For over 20 years now, shoppers have used e-commerce sites to buy stuff. Throughout that time, marketers have worked in a paradigm of intention: figure out what people are looking to buy, then make it easy for them to do that. This paradigm ignores a simple truth: People like to shop.
Although buying something is a part of shopping, it's just the culmination of the shopping experience. Shopping entails the process of finding something, having that something spark some joy in you, and then building up enough desire to finally make the purchase.
At the grocery store, shoppers stumble upon cheese they can't pronounce and 8%-alcohol craft IPAs they'll pretend to like. Those encounters seem serendipitous, in part because stores make them feel that way. The aisles of e-commerce provide none of that delight and inspiration for shoppers. But social media does.

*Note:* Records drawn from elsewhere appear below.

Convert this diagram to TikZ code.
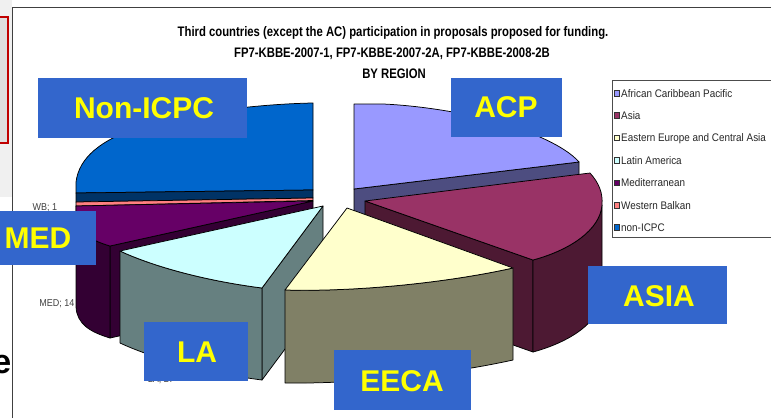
\documentclass[tikz,border=0pt]{standalone}
\usepackage{fontspec}
\setmainfont{Liberation Sans}
\newfontfamily\titlefont[FakeStretch=0.82]{Liberation Sans}
\newfontfamily\legfont[FakeStretch=0.9]{Liberation Sans}
\definecolor{lblblue}{HTML}{3366CC}
\definecolor{lblyellow}{HTML}{FFFF00}
\definecolor{acptop}{HTML}{9999FF}
\definecolor{acpside}{HTML}{4D4D80}
\definecolor{asiatop}{HTML}{993366}
\definecolor{asiaside}{HTML}{4D1933}
\definecolor{eecatop}{HTML}{FFFFCC}
\definecolor{eecaside}{HTML}{808066}
\definecolor{latop}{HTML}{CCFFFF}
\definecolor{laside}{HTML}{668080}
\definecolor{medtop}{HTML}{660066}
\definecolor{medside}{HTML}{330033}
\definecolor{wbtop}{HTML}{FF8080}
\definecolor{nontop}{HTML}{0066CC}
\definecolor{nonside}{HTML}{003366}
\definecolor{redframe}{HTML}{C00000}
\tikzset{
  face/.style={draw=black, line width=0.75pt, line join=round, fill=#1},
  lblbox/.style={fill=lblblue},
  lbltext/.style={text=lblyellow, font=\bfseries\fontsize{30}{30}\selectfont, inner sep=0pt},
  legtext/.style={font=\legfont\fontsize{11}{11}\selectfont, text=black!85, anchor=base west, inner sep=0pt},
  legmark/.style={draw=black!80, line width=0.5pt, fill=#1, minimum size=5.5pt, inner sep=0pt},
  datalbl/.style={font=\legfont\fontsize{10}{10}\selectfont, text=black!75, inner sep=0pt},
  titletext/.style={font=\titlefont\bfseries\fontsize{13.8}{14}\selectfont, anchor=base, inner sep=0pt},
}
\begin{document}
\begin{tikzpicture}[x=1pt,y=-1pt]
\useasboundingbox (0,0) rectangle (771,418);
\clip (0,0) rectangle (771,418);
% background pieces on the left
\fill[gray!12] (0,0) rectangle (12,197);
\draw[redframe, line width=2.5pt, fill=gray!25] (-6,17) rectangle (8,143);
\node[font=\bfseries\fontsize{34}{34}\selectfont, anchor=base east, inner sep=0pt] (frag) at (11.5,373) {e};
% chart frame
\draw[black!75, line width=1pt] (12,418) -- (12,7) -- (771,7);
% title
\node[titletext] (t1) at (393,36.5) {Third countries (except the AC) participation in proposals proposed for funding.};
\node[titletext] (t2) at (392,57.5) {FP7-KBBE-2007-1, FP7-KBBE-2007-2A, FP7-KBBE-2008-2B};
\node[titletext] (t3) at (394,78.5) {BY REGION};
% non-ICPC
\path[face=nontop] (313,103) -- (313,190) -- (76,193) -- (76,182) .. controls (79,158) and (100,140) .. (140,127) .. controls (190,112) and (260,104) .. (313,103) -- cycle;
\path[face=nonside] (76,193) -- (313,190) -- (313,198) -- (76,202) -- cycle;
% Western Balkan
\path[face=wbtop] (76,202) -- (313,198) -- (313,200.5) -- (76,206) -- cycle;
% Mediterranean
\path[face=medside] (110,246) -- (313,201) -- (313,293) -- (110,338) -- cycle;
\path[face=medside] (76,206) -- (76,215) .. controls (77,232) and (90,240) .. (110,246) -- (110,338) .. controls (90,332) and (77,324) .. (76,307) -- cycle;
\path[face=medtop] (76,206) -- (313,201) -- (110,246) .. controls (90,240) and (77,232) .. (76,215) -- cycle;
% ACP
\path[face=acpside] (354,189) -- (579,162) -- (579,200) -- (354,227) -- cycle;
\path[face=acptop] (354,189) -- (354,104) -- (383,104) .. controls (430,106) and (500,118) .. (540,137) .. controls (560,146) and (572,154) .. (579,162) -- cycle;
% Asia
\path[face=asiaside] (365,201) -- (533,260) -- (533,352) -- (365,293) -- cycle;
\path[face=asiaside] (602,205) .. controls (600,230) and (570,250) .. (533,260) -- (533,352) .. controls (570,342) and (600,322) .. (602,297) -- cycle;
\path[face=asiatop] (365,201) -- (590,173) .. controls (599,183) and (603,193) .. (602,205) .. controls (600,230) and (570,250) .. (533,260) -- cycle;
% Latin America
\path[face=laside] (262,288) -- (323,206) -- (323,298) -- (262,380) -- cycle;
\path[face=laside] (120,251) .. controls (150,265) and (200,280) .. (262,288) -- (262,380) .. controls (200,372) and (150,357) .. (120,343) -- cycle;
\path[face=latop] (323,206) -- (120,251) .. controls (150,265) and (200,280) .. (262,288) -- cycle;
% EECA
\path[face=eecaside] (285,290) .. controls (360,292) and (450,282) .. (513,268) -- (513,360) .. controls (450,374) and (360,384) .. (285,383) -- cycle;
\path[face=eecatop] (347,208) -- (513,268) .. controls (450,282) and (360,292) .. (285,290) -- cycle;
% data labels
\node[datalbl] (dwb) at (45,208) {WB; 1};
\node[datalbl] (dmed) at (57,304) {MED; 14};
\node[datalbl] (dla) at (161,380) {LA; 27};
% region label boxes
\fill[lblbox] (38,78) rectangle (247,138);
\node[lbltext] (lnon) at (144,108) {Non-ICPC};
\fill[lblbox] (451,78) rectangle (562,137);
\node[lbltext] (lacp) at (506,107.5) {ACP};
\fill[lblbox] (0,211) rectangle (96,265);
\node[lbltext] (lmed) at (38,238) {MED};
\fill[lblbox] (588,266) rectangle (727,324);
\node[lbltext] (lasia) at (659,296) {ASIA};
\fill[lblbox] (144,322) rectangle (248,381);
\node[lbltext] (lla) at (197,352) {LA};
\fill[lblbox] (334,350) rectangle (471,410);
\node[lbltext] (leeca) at (402,381) {EECA};
% legend
\draw[black!70, line width=0.7pt] (771,80) -- (612,80) -- (612,237) -- (771,237);
\foreach \c/\t [count=\i from 0] in {acptop/African Caribbean Pacific, asiatop/Asia, eecatop/Eastern Europe and Central Asia, latop/Latin America, medtop/Mediterranean, wbtop/Western Balkan, nontop/non-ICPC}{
  \node[legmark=\c] (lm\i) at (616.5,93+22.4*\i) {};
  \node[legtext] (lt\i) at (621,93+22.4*\i+4) {\t};
}
\end{tikzpicture}
\end{document}
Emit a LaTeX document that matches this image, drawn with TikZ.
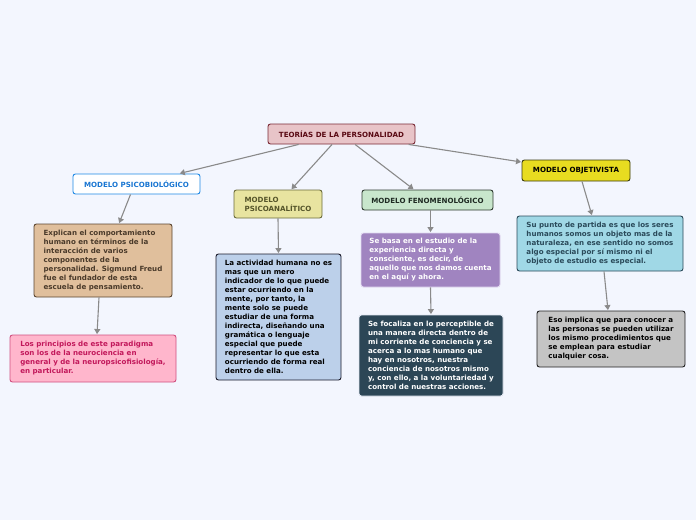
\documentclass[tikz,border=0pt]{standalone}
\usepackage{fontspec}
\setmainfont{DejaVu Sans}
\usetikzlibrary{arrows.meta}
\definecolor{bg}{HTML}{F3F6FE}
\definecolor{arr}{HTML}{8A8A8A}
\definecolor{rootB}{HTML}{7A2A36}\definecolor{rootF}{HTML}{E8C4C8}\definecolor{rootT}{HTML}{5A0A14}
\definecolor{pbB}{HTML}{1E88E5}\definecolor{pbT}{HTML}{1976D2}
\definecolor{paB}{HTML}{6B6B3A}\definecolor{paF}{HTML}{E8E4A0}\definecolor{paT}{HTML}{55552A}
\definecolor{feB}{HTML}{2E3A30}\definecolor{feF}{HTML}{C8E6CC}\definecolor{feT}{HTML}{1E2A22}
\definecolor{obB}{HTML}{3A3A10}\definecolor{obF}{HTML}{E8DC20}
\definecolor{brB}{HTML}{5A4530}\definecolor{brF}{HTML}{E0BF9C}\definecolor{brT}{HTML}{4A3A2A}
\definecolor{pkB}{HTML}{D05080}\definecolor{pkF}{HTML}{FFB6CC}\definecolor{pkT}{HTML}{C2185B}
\definecolor{blB}{HTML}{1A1A2A}\definecolor{blF}{HTML}{BCD0EA}
\definecolor{puB}{HTML}{E1D7F0}\definecolor{puF}{HTML}{A084C0}
\definecolor{dkB}{HTML}{E1E6F0}\definecolor{dkF}{HTML}{2C4656}
\definecolor{cyB}{HTML}{2A4A5A}\definecolor{cyF}{HTML}{A0D8E6}\definecolor{cyT}{HTML}{2A4A5A}
\definecolor{grB}{HTML}{222222}\definecolor{grF}{HTML}{C4C4C4}
\tikzset{
 box/.style={draw=#1, rounded corners=2.5pt, line width=0.9pt, font=\fontsize{7.1}{9.0}\selectfont\bfseries, align=left, inner sep=0pt, anchor=center},
 conn/.style={draw=arr, line width=1.1pt, -{Triangle[length=5pt,width=6pt]}, shorten >=0.5pt},
}
\begin{document}
\begin{tikzpicture}[x=1pt,y=-1pt]
\fill[bg] (0,0) rectangle (696,520);
\useasboundingbox (0,0) rectangle (696,520);
\node[box=rootB, fill=rootF, text=rootT, minimum width=147pt, minimum height=20pt] (root) at (341.5,134) {TEORÍAS DE LA PERSONALIDAD};
\node[box=pbB, fill=white, text=pbT, minimum width=127pt, minimum height=20pt] (pb) at (136.5,184) {MODELO PSICOBIOLÓGICO};
\node[box=paB, fill=paF, text=paT, minimum width=88pt, minimum height=28pt] (pa) at (278,204) {MODELO\\PSICOANALÍTICO};
\node[box=feB, fill=feF, text=feT, minimum width=131pt, minimum height=20pt] (fe) at (427.5,200) {MODELO FENOMENOLÓGICO};
\node[box=obB, fill=obF, text=black, minimum width=108pt, minimum height=21pt] (ob) at (576,170.5) {MODELO OBJETIVISTA};
\node[box=brB, fill=brF, text=brT, minimum width=138pt, minimum height=73pt] (br) at (103,260.5) {Explican el comportamiento\\humano en términos de la\\interacción de varios\\componentes de la\\personalidad. Sigmund Freud\\fue el fundador de esta\\escuela de pensamiento.};
\node[box=pkB, fill=pkF, text=pkT, minimum width=166pt, minimum height=47pt] (pk) at (93,358.5) {Los principios de este paradigma\\son los de la neurociencia en\\general y de la neuropsicofisiología,\\en particular.};
\node[box=blB, fill=blF, text=black, minimum width=125pt, minimum height=126pt] (bl) at (278.5,317) {La actividad humana no es\\mas que un mero\\indicador de lo que puede\\estar ocurriendo en la\\mente, por tanto, la\\mente solo se puede\\estudiar de una forma\\indirecta, diseñando una\\gramática o lenguaje\\especial que puede\\representar lo que esta\\ocurriendo de forma real\\dentro de ella.};
\node[box=puB, fill=puF, text=white, minimum width=139pt, minimum height=54pt] (pu) at (430.5,260) {Se basa en el estudio de la\\experiencia directa y\\consciente, es decir, de\\aquello que nos damos cuenta\\en el aquí y ahora.};
\node[box=dkB, fill=dkF, text=white, minimum width=144pt, minimum height=81pt] (dk) at (431,355.5) {Se focaliza en lo perceptible de\\una manera directa dentro de\\mi corriente de conciencia y se\\acerca a lo mas humano que\\hay en nosotros, nuestra\\conciencia de nosotros mismo\\y, con ello, a la voluntariedad y\\control de nuestras acciones.};
\node[box=cyB, fill=cyF, text=cyT, minimum width=166pt, minimum height=55pt] (cy) at (600,243.5) {Su punto de partida es que los seres\\humanos somos un objeto mas de la\\naturaleza, en ese sentido no somos\\algo especial por sí mismo ni el\\objeto de estudio es especial.};
\node[box=grB, fill=grF, text=black, minimum width=148pt, minimum height=56pt] (gr) at (611,339) {Eso implica que para conocer a\\las personas se pueden utilizar\\los mismo procedimientos que\\se emplean para estudiar\\cualquier cosa.};
\draw[conn] (root) -- (pb);
\draw[conn] (root) -- (pa);
\draw[conn] (root) -- (fe);
\draw[conn] (root) -- (ob);
\draw[conn] ([xshift=-6pt]pb.south) -- ([xshift=16pt]br.north);
\draw[conn] ([xshift=-4pt]br.south) -- ([xshift=4pt]pk.north);
\draw[conn] (pa.south) -- (bl.north);
\draw[conn] ([xshift=3pt]fe.south) -- (pu.north);
\draw[conn] (pu.south) -- (dk.north);
\draw[conn] ([xshift=6pt]ob.south) -- ([xshift=-8pt]cy.north);
\draw[conn] ([xshift=4pt]cy.south) -- ([xshift=-3pt]gr.north);
\end{tikzpicture}
\end{document}
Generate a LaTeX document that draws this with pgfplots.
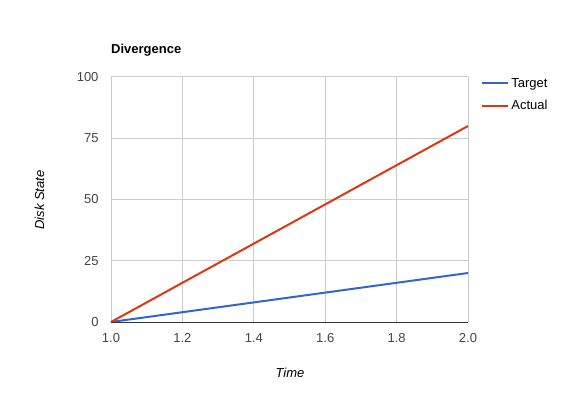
\documentclass[border=0pt]{standalone}
\usepackage{pgfplots}
\pgfplotsset{compat=1.18}
\usepackage{fontspec}
\setmainfont{Liberation Sans}
\definecolor{gblue}{HTML}{3366CC}
\definecolor{gred}{HTML}{DC3912}
\definecolor{ggrid}{HTML}{CCCCCC}
\definecolor{gtick}{HTML}{444444}
\begin{document}
\begin{tikzpicture}[x=1bp,y=1bp]
\useasboundingbox (0,0) rectangle (580,399);
\begin{axis}[
  at={(111bp,77bp)}, anchor=south west,
  scale only axis, width=357bp, height=245bp,
  xmin=1, xmax=2, ymin=0, ymax=100,
  xtick={1,1.2,1.4,1.6,1.8,2},
  xticklabels={1.0,1.2,1.4,1.6,1.8,2.0},
  ytick={0,25,50,75,100},
  grid=major,
  major grid style={ggrid, line width=1bp},
  axis line style={draw=none},
  tick style={draw=none},
  tick label style={font=\fontsize{13bp}{15bp}\selectfont, text=gtick},
  /pgf/number format/assume math mode=true,
  xticklabel style={yshift=-8bp},
  yticklabel style={xshift=-9bp},
  legend style={at={(1.037,1.004)}, anchor=north west, draw=none, fill=none,
    font=\fontsize{13bp}{15bp}\selectfont, row sep=7.5bp, inner sep=0pt,
    nodes={inner sep=2bp}},
  legend cell align=left,
  legend image post style={line width=2bp},
  legend image code/.code={\draw[#1] (0bp,0bp) -- (26bp,0bp);},
  clip=false,
]
\addplot[gblue, line width=2bp] coordinates {(1,0) (2,20)};
\addlegendentry{Target}
\addplot[gred, line width=2bp] coordinates {(1,0) (2,80)};
\addlegendentry{Actual}
\addplot[black!80, line width=1bp, forget plot] coordinates {(1,0) (2,0)};
\end{axis}
\node[anchor=base west, inner sep=0pt, font=\bfseries\fontsize{13bp}{15bp}\selectfont] at (111,346) {Divergence};
\node[anchor=base, font=\itshape\fontsize{13bp}{15bp}\selectfont] at (290,22) {Time};
\node[anchor=base, rotate=90, font=\itshape\fontsize{13bp}{15bp}\selectfont] at (44,199) {Disk State};
\end{tikzpicture}
\end{document}
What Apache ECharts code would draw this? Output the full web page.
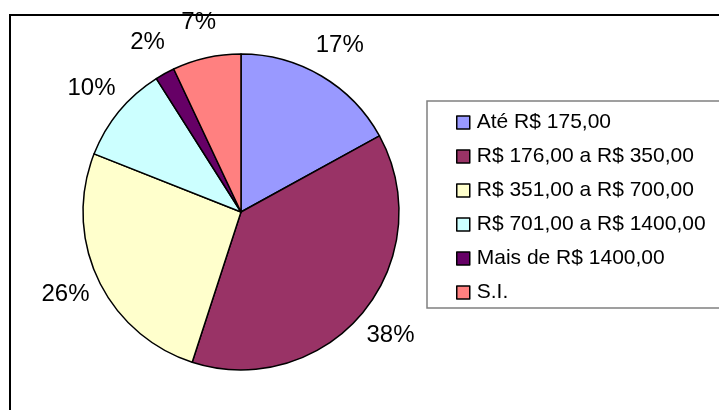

To explore why consumers find inspiration on social and how that translates to e-commerce shopping, we at Curalate conducted two surveys, in 2017 and 2019. We found that most brands are leaving a huge opportunity for improving product discovery untapped.
To capitalize on that opportunity, brands need to understand why and how consumers have shifted their shopping behaviors. Notably, they're not just purchasing online; they're now shopping online, too, and that's a critical distinction.
If the previous 20 years of e-commerce were about funneling intent, then the next 10 should be about fostering discovery.
The Rise of Discovery on Social Media
In March, when we compared the results from our 2017 and 2019 social commerce surveys, we found an important disconnect: Demand for shopping experiences online is rising, but e-commerce sites are failing to meet that demand.